You cannot prevent two people creating identically named files with
identical meta data but different contents.  Further you cannot
guarantee that two distinct players will retrieve the same file for the
same request, where a request is defined as a filename and any degree of
meta data other than signatures for the object.

> What we now have are people (very sophisticated computers) able to
> refine policies for selecting preferred content from a variety of
> alternatives.

And yet you have no way to distinguish among collisions, international
or otherwise.  

  Remember: The client is in the hands of the enemy, and in a P2P
  system, all the nodes are clients and all the nodes are in the hands
  of the enemy.

>> The catch her is that once you have a way to explicitly and exactly
>> identify particular versions and implementations of objects, you then
>> have a global namespace which is _attempting_ to be unique.  The
>> problem is that guaranteeing that uniqueness is non-trivial.

> I don't think I've understood you here... :(

You have no way to explicitly specify one particular version of a data
object in a fashion that can't be forged or otherwise dicked with.  You
have a name space consisting of object names and associated meta data
which does NOT guarantee uniqueness.

> How can you have a global namespace that isn't unique? 

Simple, you have names within the namespace which may have multiple
values: one to many mappings.

> If it's global then surely it's its own universe and by definition
> unique?  

Sure, it is singular as a namespace, but that's an uninteresting
characteristic for most things.  What is interesting is the degree of
uniqueness and the qualities of that uniqueness of names in the
namespace.

> Though I'm only taking a stab at the semantics here, cos I never knew
> I was attempting to create a 'globally unique namspace'.

Without it you have no way of determining what a particular object is,
or of referring to a specific object.

>> You both (near-)simultaneously transition a boundary into a new world
>> segment.  How do you guarantee that you both get the self-same new
>> world segment?  What guarantees that you both retrieve the same
>> version of the same object for the new world segment?  He might get
>> one version, you may get another.  How does that work for communal
>> play?  How about if you then ask Boffo to join you in this new world
>> segment -- how do you ensure that he gets the same one you do?

> Oooh.
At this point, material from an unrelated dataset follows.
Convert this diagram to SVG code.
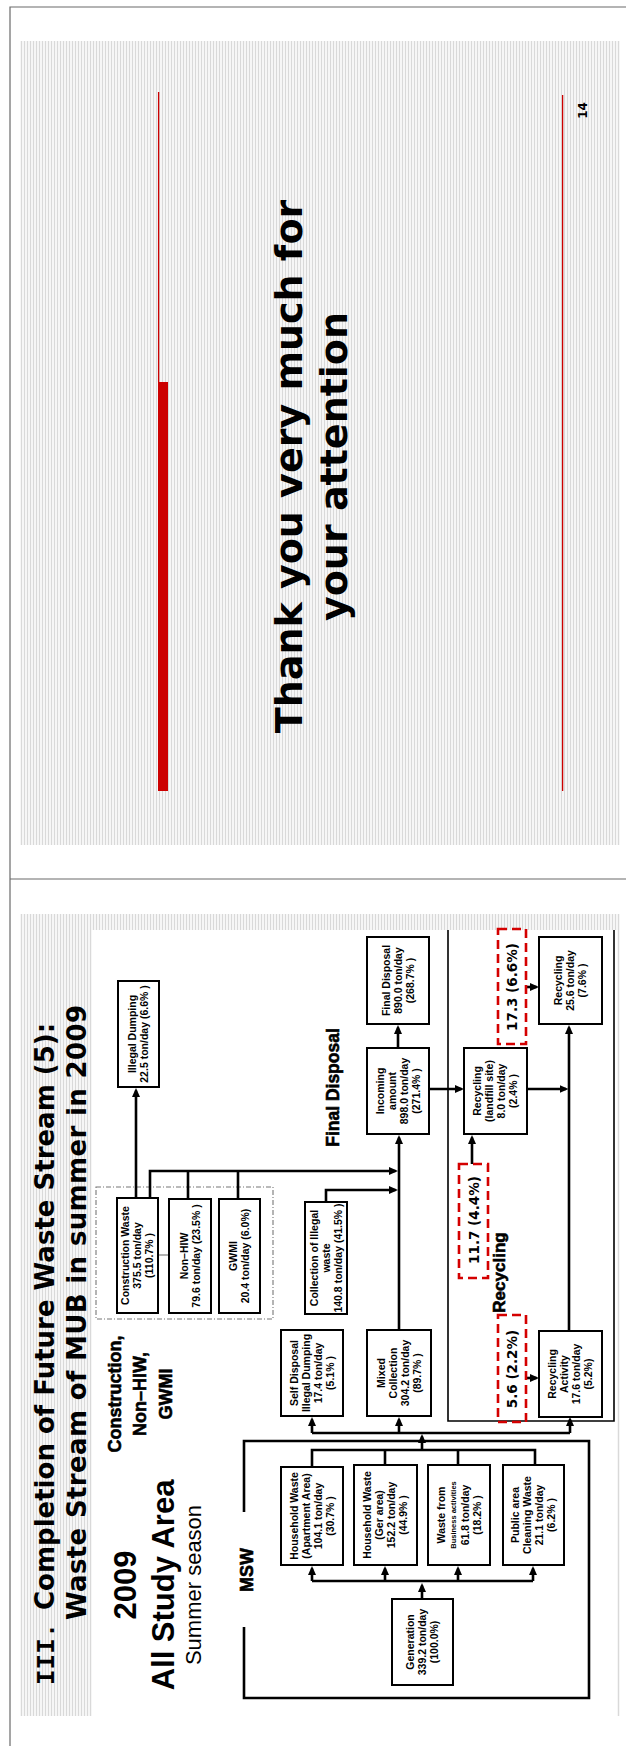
<svg xmlns="http://www.w3.org/2000/svg" width="626" height="1746" viewBox="0 0 626 1746">
  <defs>
    <pattern id="stripes" width="3" height="10" patternUnits="userSpaceOnUse">
      <rect width="3" height="10" fill="#f6f6f6"/>
      <rect width="1" height="10" fill="#d9d9d9"/>
    </pattern>
    <marker id="ah" markerUnits="userSpaceOnUse" markerWidth="9" markerHeight="8" refX="6.5" refY="4" orient="auto">
      <path d="M0,0 L9,4 L0,8 z" fill="#000"/>
    </marker>
    <style>
      .frame { fill: none; stroke: #6a6a6a; stroke-width: 1.2; }
      .box { fill: #fff; stroke: #000; stroke-width: 2; }
      .wire { fill: none; stroke: #000; stroke-width: 2.6; }
      .arrow { fill: none; stroke: #000; stroke-width: 2.6; marker-end: url(#ah); }
      .region { fill: none; stroke: #000; stroke-width: 1.6; }
      .redbox { fill: none; stroke: #d40000; stroke-width: 2.6; stroke-dasharray: 9 5; }
      .t text { font-family: "Liberation Sans", Arial, sans-serif; font-size: 10.5px; font-weight: bold; text-anchor: middle; fill: #000; }
      .t text.small { font-size: 7.5px; }
      .big { font-family: "DejaVu Sans", Verdana, sans-serif; font-weight: bold; fill: #000; }
      .head { font-family: "Liberation Sans", Arial, sans-serif; font-weight: bold; fill: #000; text-anchor: middle; }
      .heavy { stroke: #000; stroke-width: 0.6; }
      .pct { font-family: "DejaVu Sans", Verdana, sans-serif; font-weight: bold; font-size: 13.5px; text-anchor: middle; fill: #000; }
    </style>
  </defs>

  <!-- page -->
  <rect width="626" height="1746" fill="#fff"/>
  <path class="frame" d="M626,7 H10 V1746 M10,879 H626"/>

  <!-- slide 14 -->
  <g id="slide-14">
    <rect x="20" y="41" width="600" height="804" fill="url(#stripes)"/>
    <path d="M158.6,92 V382" stroke="#cc0000" stroke-width="1.3"/>
    <rect x="158" y="382" width="10" height="409" fill="#cc0000"/>
    <path d="M562.6,95 V791" stroke="#cc0000" stroke-width="1.3"/>
    <text transform="translate(587,110.5) rotate(-90)" font-family="DejaVu Sans, sans-serif" font-weight="bold" font-size="12" text-anchor="middle">14</text>
    <g class="big" font-size="38" text-anchor="middle" transform="translate(0,466.5) rotate(-90)">
      <text x="0" y="302">Thank you very much for</text>
      <text x="0" y="347">your attention</text>
    </g>
  </g>

  <!-- slide 13 background -->
  <rect x="20" y="914" width="600" height="802" fill="url(#stripes)"/>
  <rect x="92" y="930" width="525" height="786" fill="#fff"/>

  <!-- slide title -->
  <g id="title">
    <text transform="translate(54,1685) rotate(-90)" font-family="Liberation Mono, Courier New, monospace" font-weight="bold" font-size="26">III.</text>
    <text class="big" font-size="26" transform="translate(54,1610) rotate(-90)">Completion of Future Waste Stream (5):</text>
    <text class="big" font-size="26" transform="translate(86,1620) rotate(-90)" textLength="615" lengthAdjust="spacing">Waste Stream of MUB in summer in 2009</text>
  </g>

  <g id="caption" class="head" transform="translate(0,1585) rotate(-90)">
    <text x="0" y="136" font-size="31">2009</text>
    <text x="0" y="174" font-size="31">All Study Area</text>
    <text x="0" y="201" font-size="22" font-weight="normal">Summer season</text>
  </g>

  <g id="group-label" class="head heavy" font-size="18" transform="translate(0,1394) rotate(-90)">
    <text x="0" y="121">Construction,</text>
    <text x="0" y="146">Non–HIW,</text>
    <text x="0" y="172">GWMI</text>
  </g>

  <text id="msw-label" class="head heavy" font-size="18" transform="translate(253,1570) rotate(-90)">MSW</text>
  <text id="fd-label" class="head heavy" font-size="17.5" transform="translate(339,1087.5) rotate(-90)">Final Disposal</text>
  <text id="rc-label" class="head heavy" font-size="17" transform="translate(505,1272.5) rotate(-90)">Recycling</text>

  <!-- region outlines -->
  <g id="regions">
    <path class="region" d="M448,930 V1421 H614 V930"/>
    <path class="wire" stroke-width="2" d="M244,1512 V1441 H589 V1698 H244 V1627"/>
    <rect x="96" y="1187" width="177" height="132" fill="none" stroke="#777" stroke-width="1.1" stroke-dasharray="5 2 1 2"/>
    <path d="M158,1255 H169" stroke="#999" stroke-width="1.5"/>
  </g>

  <!-- connectors -->
  <g id="connectors">
    <path class="arrow" d="M422,1599 V1585.5"/>
    <path class="wire" d="M312,1581 H533"/>
    <path class="arrow" d="M312,1581 V1568.5"/>
    <path class="arrow" d="M385,1581 V1568.5"/>
    <path class="arrow" d="M458,1581 V1568.5"/>
    <path class="arrow" d="M533,1581 V1568.5"/>
    <path class="wire" d="M312,1467 V1450 H535 V1465 M385,1465 V1450 M458,1465 V1450"/>
    <path class="arrow" d="M422,1450 V1436.5"/>
    <path class="wire" d="M312,1433 H570"/>
    <path class="arrow" d="M312,1433 V1419.5"/>
    <path class="arrow" d="M399,1433 V1419.5"/>
    <path class="arrow" d="M570,1433 V1419.5"/>
    <path class="arrow" d="M399,1330 V1137.5"/>
    <path class="arrow" d="M150,1198 V1171 H395.5"/>
    <path class="wire" d="M188,1199 V1171 M238,1199 V1171"/>
    <path class="arrow" d="M326,1202 V1190 H395.5"/>
    <path class="arrow" d="M136,1198 V1090.5"/>
    <path class="arrow" d="M398,1048 V1027.5"/>
    <path class="arrow" d="M429,1089 H461.5"/>
    <path class="arrow" d="M527,1089 H566"/>
    <path class="arrow" d="M569,1331 V1027.5"/>
    <path class="arrow" stroke-width="2.2" d="M526,987 H536.5"/>
    <path class="arrow" stroke-width="2.2" d="M526,1378 H536.5"/>
    <path class="arrow" stroke-width="2.2" d="M472,1164 V1137.5"/>
  </g>

  <!-- nodes -->
  <g id="n-illegal-dumping">
    <rect class="box" x="118" y="981" width="41" height="106"/>
    <g class="t" transform="translate(138.5,1034) rotate(-90)"><text y="-2.2">Illegal Dumping</text><text y="9.8">22.5 ton/day (6.6% )</text></g>
  </g>
  <g id="n-final-disposal">
    <rect class="box" x="367" y="937" width="62" height="87"/>
    <g class="t" transform="translate(398,980.5) rotate(-90)"><text y="-8.2">Final Disposal</text><text y="3.8">890.0 ton/day</text><text y="15.8">(268.7% )</text></g>
  </g>
  <g id="n-incoming">
    <rect class="box" x="367" y="1048" width="62" height="86"/>
    <g class="t" transform="translate(398,1091) rotate(-90)"><text y="-14.2">Incoming</text><text y="-2.2">amount</text><text y="9.8">898.0 ton/day</text><text y="21.8">(271.4% )</text></g>
  </g>
  <g id="n-recycling-landfill">
    <rect class="box" x="464" y="1048" width="63" height="86"/>
    <g class="t" transform="translate(495.5,1091) rotate(-90)"><text y="-14.2">Recycling</text><text y="-2.2">(landfill site)</text><text y="9.8">8.0 ton/day</text><text y="21.8">(2.4% )</text></g>
  </g>
  <g id="n-recycling-total">
    <rect class="box" x="539" y="937" width="63" height="87"/>
    <g class="t" transform="translate(570.5,980.5) rotate(-90)"><text y="-8.2">Recycling</text><text y="3.8">25.6 ton/day</text><text y="15.8">(7.6% )</text></g>
  </g>
  <g id="n-construction">
    <rect class="box" x="117" y="1198" width="41" height="115"/>
    <g class="t" transform="translate(137.5,1255.5) rotate(-90)"><text y="-8.2">Construction Waste</text><text y="3.8">375.5 ton/day</text><text y="15.8">(110.7% )</text></g>
  </g>
  <g id="n-non-hiw">
    <rect class="box" x="169" y="1199" width="42" height="114"/>
    <g class="t" transform="translate(190,1256) rotate(-90)"><text y="-2.2">Non–HIW</text><text y="9.8">79.6 ton/day (23.5% )</text></g>
  </g>
  <g id="n-gwmi">
    <rect class="box" x="219" y="1199" width="41" height="114"/>
    <g class="t" transform="translate(239.5,1256) rotate(-90)"><text y="-2.2">GWMI</text><text y="9.8">20.4 ton/day (6.0%)</text></g>
  </g>
  <g id="n-illegal-collection">
    <rect class="box" x="305" y="1202" width="42" height="112"/>
    <g class="t" transform="translate(326,1258) rotate(-90)"><text y="-8.2">Collection of Illegal</text><text y="3.8">waste</text><text y="15.8">140.8 ton/day (41.5% )</text></g>
  </g>
  <g id="n-self-disposal">
    <rect class="box" x="281" y="1330" width="62" height="86"/>
    <g class="t" transform="translate(312,1373) rotate(-90)"><text y="-14.2">Self Disposal</text><text y="-2.2">Illegal Dumping</text><text y="9.8">17.4 ton/day</text><text y="21.8">(5.1% )</text></g>
  </g>
  <g id="n-mixed-collection">
    <rect class="box" x="367" y="1330" width="64" height="86"/>
    <g class="t" transform="translate(399,1373) rotate(-90)"><text y="-14.2">Mixed</text><text y="-2.2">Collection</text><text y="9.8">304.2 ton/day</text><text y="21.8">(89.7% )</text></g>
  </g>
  <g id="n-recycling-activity">
    <rect class="box" x="539" y="1331" width="63" height="86"/>
    <g class="t" transform="translate(570.5,1374) rotate(-90)"><text y="-14.2">Recycling</text><text y="-2.2">Activity</text><text y="9.8">17.6 ton/day</text><text y="21.8">(5.2%)</text></g>
  </g>
  <g id="n-hw-apartment">
    <rect class="box" x="281" y="1467" width="62" height="98"/>
    <g class="t" transform="translate(312,1516) rotate(-90)"><text y="-14.2">Household Waste</text><text y="-2.2">(Apartment Area)</text><text y="9.8">104.1 ton/day</text><text y="21.8">(30.7% )</text></g>
  </g>
  <g id="n-hw-ger">
    <rect class="box" x="354" y="1465" width="63" height="100"/>
    <g class="t" transform="translate(385.5,1515) rotate(-90)"><text y="-14.2">Household Waste</text><text y="-2.2">(Ger area)</text><text y="9.8">152.2 ton/day</text><text y="21.8">(44.9% )</text></g>
  </g>
  <g id="n-business">
    <rect class="box" x="428" y="1465" width="62" height="100"/>
    <g class="t" transform="translate(459,1515) rotate(-90)"><text y="-14.2">Waste from</text><text class="small" y="-3.2">Business activities</text><text y="9.8">61.8 ton/day</text><text y="21.8">(18.2% )</text></g>
  </g>
  <g id="n-public-area">
    <rect class="box" x="503" y="1465" width="61" height="100"/>
    <g class="t" transform="translate(533.5,1515) rotate(-90)"><text y="-14.2">Public area</text><text y="-2.2">Cleaning Waste</text><text y="9.8">21.1  ton/day</text><text y="21.8">(6.2% )</text></g>
  </g>
  <g id="n-generation">
    <rect class="box" x="392" y="1599" width="61" height="86"/>
    <g class="t" transform="translate(422.5,1642) rotate(-90)"><text y="-8.2">Generation</text><text y="3.8">339.2 ton/day</text><text y="15.8">(100.0%)</text></g>
  </g>

  <!-- recycled quantities -->
  <g id="n-rc-17-3">
    <rect class="redbox" x="498" y="929" width="28" height="115"/>
    <text class="pct" transform="translate(517,987) rotate(-90)">17.3 (6.6%)</text>
  </g>
  <g id="n-rc-11-7">
    <rect class="redbox" x="459" y="1164" width="29" height="114"/>
    <text class="pct" transform="translate(478.5,1220) rotate(-90)">11.7 (4.4%)</text>
  </g>
  <g id="n-rc-5-6">
    <rect class="redbox" x="498" y="1315" width="28" height="107"/>
    <text class="pct" transform="translate(517,1369) rotate(-90)">5.6 (2.2%)</text>
  </g>
</svg>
I can see I should've mentioned this...

> Solar Systeme Segundo is viewed/explored/modified in the large from a
> single user perspective (as a god).

Right, but this thread is not talking about Solar Systeme but rather the
application of P2P object distribution to MUD systems.

> Any section of the world can be (transparently - if we're lucky)
> exported as a 'level' for play in Quake/Unreal/Halflife, etc. And any
> one section of the world may have umpteen 16 or 32 player games
> occurring simultaneously. Think of SSS as a better 'map'
> browser. Indeed, there's no reason why live statistics of these games
> can't be overlaid in the god-mode viewer.
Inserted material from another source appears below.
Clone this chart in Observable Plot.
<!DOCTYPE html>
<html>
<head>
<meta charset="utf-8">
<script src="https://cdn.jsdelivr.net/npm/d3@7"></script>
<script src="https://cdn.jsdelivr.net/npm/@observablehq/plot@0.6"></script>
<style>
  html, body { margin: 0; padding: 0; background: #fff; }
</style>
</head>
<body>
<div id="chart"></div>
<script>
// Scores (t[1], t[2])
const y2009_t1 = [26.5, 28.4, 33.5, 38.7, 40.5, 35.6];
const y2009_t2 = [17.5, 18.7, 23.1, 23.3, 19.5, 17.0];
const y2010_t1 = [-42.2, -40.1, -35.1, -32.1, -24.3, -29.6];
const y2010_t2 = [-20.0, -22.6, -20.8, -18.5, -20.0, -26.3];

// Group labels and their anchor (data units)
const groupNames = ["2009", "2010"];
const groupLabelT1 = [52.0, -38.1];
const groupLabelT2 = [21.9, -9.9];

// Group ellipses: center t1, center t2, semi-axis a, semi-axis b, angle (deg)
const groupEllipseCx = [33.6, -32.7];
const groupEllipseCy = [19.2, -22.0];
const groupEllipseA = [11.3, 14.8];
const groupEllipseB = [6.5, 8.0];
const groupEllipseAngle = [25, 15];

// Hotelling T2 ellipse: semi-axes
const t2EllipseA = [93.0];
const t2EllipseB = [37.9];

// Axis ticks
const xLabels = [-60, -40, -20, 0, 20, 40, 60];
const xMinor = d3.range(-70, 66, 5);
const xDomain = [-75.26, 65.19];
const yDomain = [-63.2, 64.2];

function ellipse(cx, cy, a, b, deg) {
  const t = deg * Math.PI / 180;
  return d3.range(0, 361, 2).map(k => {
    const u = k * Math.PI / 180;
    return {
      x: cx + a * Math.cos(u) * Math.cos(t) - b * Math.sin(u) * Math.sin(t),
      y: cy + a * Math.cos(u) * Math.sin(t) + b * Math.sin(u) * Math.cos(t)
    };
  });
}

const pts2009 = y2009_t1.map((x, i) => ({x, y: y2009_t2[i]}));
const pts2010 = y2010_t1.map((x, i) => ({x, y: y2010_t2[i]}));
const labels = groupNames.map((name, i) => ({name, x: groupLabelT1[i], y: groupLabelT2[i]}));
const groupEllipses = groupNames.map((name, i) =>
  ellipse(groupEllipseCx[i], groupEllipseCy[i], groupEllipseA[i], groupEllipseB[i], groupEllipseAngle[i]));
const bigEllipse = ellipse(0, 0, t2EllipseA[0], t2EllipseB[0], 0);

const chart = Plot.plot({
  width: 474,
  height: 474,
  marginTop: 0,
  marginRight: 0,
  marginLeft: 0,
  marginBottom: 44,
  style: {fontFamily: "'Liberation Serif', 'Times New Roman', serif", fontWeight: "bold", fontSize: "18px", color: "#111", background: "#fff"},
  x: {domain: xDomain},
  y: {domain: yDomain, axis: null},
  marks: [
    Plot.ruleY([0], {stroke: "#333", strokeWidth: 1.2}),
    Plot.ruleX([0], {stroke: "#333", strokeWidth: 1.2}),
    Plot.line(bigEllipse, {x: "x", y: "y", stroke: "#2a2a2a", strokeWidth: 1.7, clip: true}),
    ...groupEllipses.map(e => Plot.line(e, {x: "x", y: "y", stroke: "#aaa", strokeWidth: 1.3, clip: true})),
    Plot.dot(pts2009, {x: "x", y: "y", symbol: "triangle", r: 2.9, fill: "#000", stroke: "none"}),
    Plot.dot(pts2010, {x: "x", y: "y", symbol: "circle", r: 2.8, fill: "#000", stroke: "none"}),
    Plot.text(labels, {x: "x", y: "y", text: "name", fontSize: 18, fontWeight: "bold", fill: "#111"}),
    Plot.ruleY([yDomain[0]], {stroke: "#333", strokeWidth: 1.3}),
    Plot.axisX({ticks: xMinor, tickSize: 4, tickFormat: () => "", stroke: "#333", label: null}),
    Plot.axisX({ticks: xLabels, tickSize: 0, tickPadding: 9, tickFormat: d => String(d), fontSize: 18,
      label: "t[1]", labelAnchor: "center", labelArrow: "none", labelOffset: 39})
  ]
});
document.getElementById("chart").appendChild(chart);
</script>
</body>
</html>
Even if you do centralised aggregation of a particular combination of
object definitions into a single super object representing a given map
definition, you have no method of guaranteeing that each player gets the
same map as long as you use a P2P transport.
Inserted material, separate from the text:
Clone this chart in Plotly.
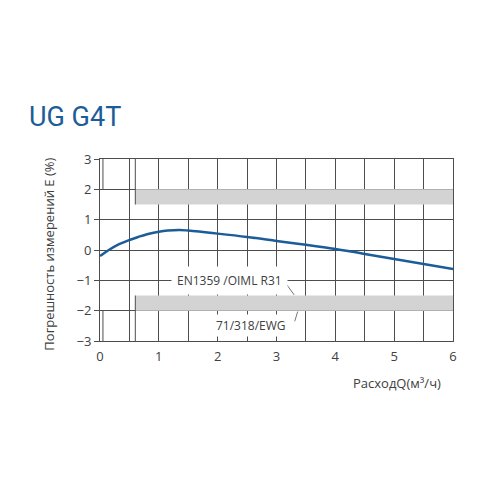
import plotly.graph_objects as go

# кривая погрешности счётчика UG G4T
flow_q = [0, 0.15, 0.3, 0.5, 0.65, 0.8, 1.0, 1.15, 1.35, 1.5, 2.0, 2.5, 3.0, 3.5, 4.0, 4.5, 5.0, 5.5, 6.0]
error_e = [-0.2, 0.0, 0.17, 0.33, 0.43, 0.52, 0.6, 0.64, 0.66, 0.64, 0.54, 0.43, 0.30, 0.17, 0.03, -0.13, -0.30, -0.46, -0.63]

# допустимые границы погрешности (серые полосы)
band_q = [0.6, 6.0]
band_upper = [1.5, 2.0]
band_lower = [-2.0, -1.5]
qmin_line = 0.05

x_ticks = [0, 1, 2, 3, 4, 5, 6]
y_ticks = [3, 2, 1, 0, -1, -2, -3]

GRID = '#4d4d4d'
BAND = '#d3d3d3'
TEXT = '#404040'
BLUE = '#1c5c99'

fig = go.Figure()

fig.add_trace(go.Scatter(x=flow_q, y=error_e, mode='lines',
                         line=dict(color=BLUE, width=2.5, shape='spline', smoothing=1.0),
                         showlegend=False, hoverinfo='skip'))

# полосы
for lo, hi in (band_upper, band_lower):
    fig.add_shape(type='rect', x0=band_q[0], x1=band_q[1], y0=lo, y1=hi,
                  fillcolor=BAND, line_width=0, layer='above')

# вертикальные линии у начала диапазона
fig.add_shape(type='line', x0=band_q[0], x1=band_q[0], y0=band_upper[0], y1=3,
              line=dict(color=GRID, width=1))
fig.add_shape(type='line', x0=band_q[0], x1=band_q[0], y0=-3, y1=band_lower[1],
              line=dict(color=GRID, width=1))
fig.add_shape(type='line', x0=qmin_line, x1=qmin_line, y0=band_upper[1], y1=3,
              line=dict(color=GRID, width=1))
fig.add_shape(type='line', x0=qmin_line, x1=qmin_line, y0=-3, y1=band_lower[0],
              line=dict(color=GRID, width=1))

# подписи норм
fig.add_annotation(x=2.2, y=-1, text='EN1359 /OIML R31', showarrow=False,
                   bgcolor='white', borderpad=5, font=dict(family='Open Sans', size=12, color=TEXT))
fig.add_shape(type='line', x0=3.12, x1=3.3, y0=-1.0, y1=-1.48, line=dict(color='#777', width=1))
fig.add_annotation(x=2.57, y=-2.5, text='71/318/EWG', showarrow=False,
                   bgcolor='white', borderpad=2, font=dict(family='Open Sans', size=12, color=TEXT))
fig.add_shape(type='line', x0=3.36, x1=3.31, y0=-2.03, y1=-2.35, line=dict(color='#777', width=1))

fig.add_annotation(xref='paper', yref='paper', x=-0.1445, xanchor='center', y=0.48, yanchor='middle',
                   textangle=-90, text='Погрешность измерений E (%)', showarrow=False,
                   font=dict(family='Open Sans', size=13, color=TEXT))
fig.add_annotation(xref='paper', yref='paper', x=0.842, xanchor='center', y=-0.231, yanchor='middle',
                   text='РасходQ(м³/ч)', showarrow=False,
                   font=dict(family='Open Sans', size=13, color=TEXT))

fig.update_layout(
    width=500, height=500,
    margin=dict(l=92, r=55, t=151, b=167),
    paper_bgcolor='white', plot_bgcolor='white',
    title=dict(text='UG G4T', x=0.042, xanchor='left', y=0.782, yanchor='middle',
               font=dict(family='Roboto', size=27, color=BLUE)),
    xaxis=dict(range=[0, 6], tickvals=x_ticks, showgrid=True, gridcolor=GRID, gridwidth=1,
               minor=dict(dtick=0.5, showgrid=True, gridcolor=GRID, gridwidth=1),
               showline=True, linecolor=GRID, mirror=True, zeroline=False,
               ticks='', ticklabelstandoff=3,
               tickfont=dict(family='Open Sans', size=13, color=TEXT)),
    yaxis=dict(range=[-3, 3], tickvals=y_ticks, showgrid=True, gridcolor=GRID, gridwidth=1,
               showline=True, linecolor=GRID, mirror=True, zeroline=False,
               ticks='outside', ticklen=5, tickcolor=GRID,
               tickfont=dict(family='Open Sans', size=13, color=TEXT)),
)

fig.write_html('out.html')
> The point about SSS is that it's a FIRST STEP. It's a pretty trivial
> coding task (in the big scheme of things), certainly compared to the
> coding required for the kind of system necessary for a fully
> interactive P2P MMOG.  But, hey. Let's walk first.

Which is not the point.  The point is that this is a small corner of the
problem of identity mechanics, and you are assuming properties of
identity algebra which don't exist.

--
J C Lawrence                
---------(*)                Satan, oscillate my metallic sonatas. 
claw at kanga.nu               He lived as a devil, eh?